**SHORT PROBLEM:** Determine how many lines include the word "diagram", then give that number and nothing more.

begin PROVIDED DATA

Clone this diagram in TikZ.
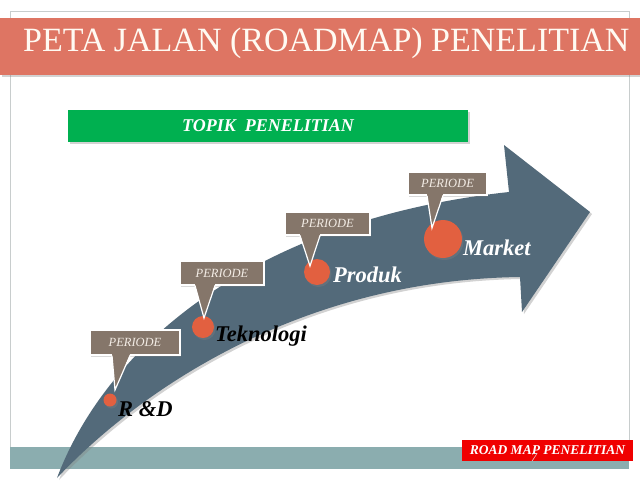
\documentclass[tikz,border=0pt]{standalone}
\usepackage{fontspec}
\setmainfont{Liberation Serif}
\usetikzlibrary{shadows}
\definecolor{titlered}{RGB}{222,117,99}
\definecolor{titletext}{RGB}{255,250,242}
\definecolor{topgreen}{RGB}{0,176,80}
\definecolor{arrowcol}{RGB}{83,106,122}
\definecolor{dotcol}{RGB}{226,96,64}
\definecolor{callcol}{RGB}{133,118,106}
\definecolor{calltext}{RGB}{242,235,228}
\definecolor{tealbar}{RGB}{139,173,175}
\definecolor{framecol}{RGB}{200,205,205}
\definecolor{boxred}{RGB}{240,0,0}
\tikzset{
  softshadow/.style={drop shadow={opacity=0.35,shadow xshift=1.5pt,shadow yshift=-2pt}},
  titlebar/.style={fill=titlered,draw=none,inner sep=0,softshadow},
  greenbox/.style={fill=topgreen,draw=none,inner sep=0,softshadow,text=white,
    font=\fontsize{18}{21}\selectfont\bfseries\itshape},
  dot/.style={circle,fill=dotcol,draw=none,inner sep=0,softshadow},
  callbox/.style={fill=callcol,draw=white,line width=1.2pt,inner sep=0,
    text=calltext,font=\fontsize{12.5}{14}\selectfont\itshape,
    drop shadow={opacity=0.3,shadow xshift=1pt,shadow yshift=-1.5pt}},
  callfill/.style={fill=callcol},
  callline/.style={draw=white,line width=1.2pt,line join=miter},
  stagelabel/.style={anchor=base west,inner sep=0,font=\fontsize{22.5}{26}\selectfont\bfseries\itshape},
}
\begin{document}
\begin{tikzpicture}[x=1pt,y=-1pt]
\useasboundingbox (0,0) rectangle (640,480);
\fill[white] (0,0) rectangle (640,480);
% frame
\draw[framecol,line width=0.8pt] (10,447) -- (10,11) -- (629,11) -- (629,447);
% title bar
\node[titlebar,minimum width=640pt,minimum height=57pt] (bar) at (320,46.5) {};
\node[anchor=base west,inner sep=0,text=titletext,font=\fontsize{34}{40}\selectfont] (title) at (23,51) {PETA JALAN (ROADMAP) PENELITIAN};
% topic box
\node[greenbox,minimum width=400pt,minimum height=32pt] (topic) at (268,126) {TOPIK\ \ PENELITIAN};
% bottom bar
\node[fill=tealbar,inner sep=0,minimum width=619pt,minimum height=22pt] (foot) at (319.5,458) {};
\node[fill=boxred,inner sep=0,minimum width=171pt,minimum height=21pt,text=white,
  font=\fontsize{13.5}{15}\selectfont\bfseries\itshape] (road) at (547.5,450.5) {ROAD MAP PENELITIAN};
% arrow
\fill[arrowcol,drop shadow={opacity=0.35,shadow xshift=2pt,shadow yshift=-2pt}]
  (57,478) .. controls (105,350) and (250,220) .. (509,192)
  -- (504,145) -- (590,212) -- (522,312) -- (520,277)
  .. controls (300,280) and (140,390) .. (57,478) -- cycle;
% dots
\node[dot,minimum size=13pt] (rd) at (110,400) {};
\node[dot,minimum size=22pt] (tek) at (203,327) {};
\node[dot,minimum size=26pt] (pro) at (317,272) {};
\node[dot,minimum size=38pt] (mar) at (443,239) {};
% pointer tips
\coordinate (t1) at (115,390);
\coordinate (t2) at (204,318);
\coordinate (t3) at (310,266);
\coordinate (t4) at (432,228);
% callouts
\node[callbox,minimum width=90pt,minimum height=25pt] (c1) at (135,342.5) {PERIODE};
\fill[callfill] ([xshift=-23pt,yshift=1.5pt]c1.south) -- (t1) -- ([xshift=-5pt,yshift=1.5pt]c1.south) -- cycle;
\draw[callline] ([xshift=-23pt]c1.south) -- (t1) -- ([xshift=-5pt]c1.south);
\node[callbox,minimum width=84pt,minimum height=24pt] (c2) at (222,273) {PERIODE};
\fill[callfill] ([xshift=-27pt,yshift=1.5pt]c2.south) -- (t2) -- ([xshift=-7pt,yshift=1.5pt]c2.south) -- cycle;
\draw[callline] ([xshift=-27pt]c2.south) -- (t2) -- ([xshift=-7pt]c2.south);
\node[callbox,minimum width=85pt,minimum height=23pt] (c3) at (327.5,223.5) {PERIODE};
\fill[callfill] ([xshift=-27.5pt,yshift=1.5pt]c3.south) -- (t3) -- ([xshift=-7.5pt,yshift=1.5pt]c3.south) -- cycle;
\draw[callline] ([xshift=-27.5pt]c3.south) -- (t3) -- ([xshift=-7.5pt]c3.south);
\node[callbox,minimum width=79pt,minimum height=23pt] (c4) at (447.5,183.5) {PERIODE};
\fill[callfill] ([xshift=-20.5pt,yshift=1.5pt]c4.south) -- (t4) -- ([xshift=-4.5pt,yshift=1.5pt]c4.south) -- cycle;
\draw[callline] ([xshift=-20.5pt]c4.south) -- (t4) -- ([xshift=-4.5pt]c4.south);
% stage labels
\node[stagelabel,text=black] (lrd) at (118,416) {R \&D};
\node[stagelabel,text=black] (ltek) at (215,341) {Teknologi};
\node[stagelabel,text=white] (lpro) at (333,282) {Produk};
\node[stagelabel,text=white] (lmar) at (463,255) {Market};
% page number
\node[inner sep=0,text=white!85!gray,font=\fontsize{12}{13}\selectfont\itshape] (pg) at (534,458) {7};
\end{tikzpicture}
\end{document}
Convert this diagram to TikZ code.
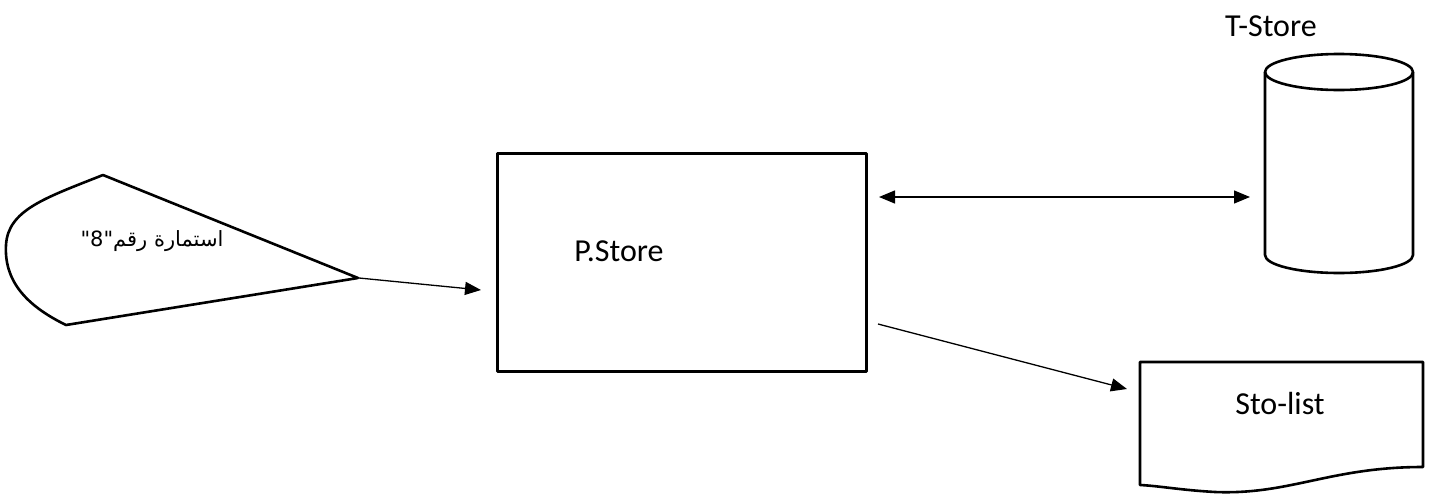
\documentclass[tikz,border=0pt]{standalone}
\usepackage{fontspec}
\setmainfont{Carlito}
\newfontfamily\arabicfont[Script=Arabic]{DejaVu Sans}
\TeXXeTstate=1
\usetikzlibrary{arrows.meta,shapes.geometric}
\begin{document}
\begin{tikzpicture}[x=1pt,y=-1pt,
  shapeline/.style={line width=2.6pt,line join=round},
  conn/.style={line width=1.3pt,-{Triangle[length=16pt,width=13pt]}},
  lbl/.style={font=\fontsize{32}{38}\selectfont,inner sep=0pt}]
\useasboundingbox (0,0) rectangle (1436,498);
% display shape
\draw[shapeline] (103,175) -- (358,278) -- (66,325)
  .. controls (25,305) and (4,280) .. (6,245)
  .. controls (8,210) and (45,198) .. (103,175) -- cycle;
\coordinate (disptip) at (359,278);
\node[inner sep=0pt] (formtxt) at (152,241) {\arabicfont\fontsize{21}{26}\selectfont\beginR استمارة رقم"8"\endR};
% process
\node[draw,shapeline,minimum width=369pt,minimum height=218pt,anchor=north west] (proc) at (496,152) {};
\node[lbl] (proctxt) at (619,251) {P.Store};
% cylinder
\draw[shapeline] (1265,72) -- (1265,255) arc[start angle=180,end angle=0,x radius=74,y radius=18] -- (1413,72);
\draw[shapeline] (1339,72) ellipse[x radius=74,y radius=18];
\node[inner sep=0pt,minimum width=150pt,minimum height=200pt] (tstore) at (1339,170) {};
\node[lbl] (tstoretxt) at (1271,26) {T-Store};
% document
\draw[shapeline] (1140,362) -- (1423,362) -- (1423,467)
  .. controls (1330,467) and (1290,495) .. (1215,492)
  .. controls (1180,490) and (1160,486) .. (1140,485) -- cycle;
\node[inner sep=0pt,minimum width=283pt,minimum height=120pt,anchor=north west] (doc) at (1140,362) {};
\node[lbl] (doctxt) at (1280,404) {Sto-list};
% connectors
\coordinate (a1) at (879,197);
\coordinate (a2) at (1250,197);
\draw[line width=1.3pt,{Triangle[length=16pt,width=13pt]}-{Triangle[length=16pt,width=13pt]}] (a1) -- (a2);
\coordinate (pin) at (481,290);
\draw[conn] (disptip) -- (pin);
\coordinate (pout) at (878,324);
\coordinate (din) at (1127,389);
\draw[conn] (pout) -- (din);
\end{tikzpicture}
\end{document}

end PROVIDED DATA

**OUTPUT FOR THIS EXERCISE:** 2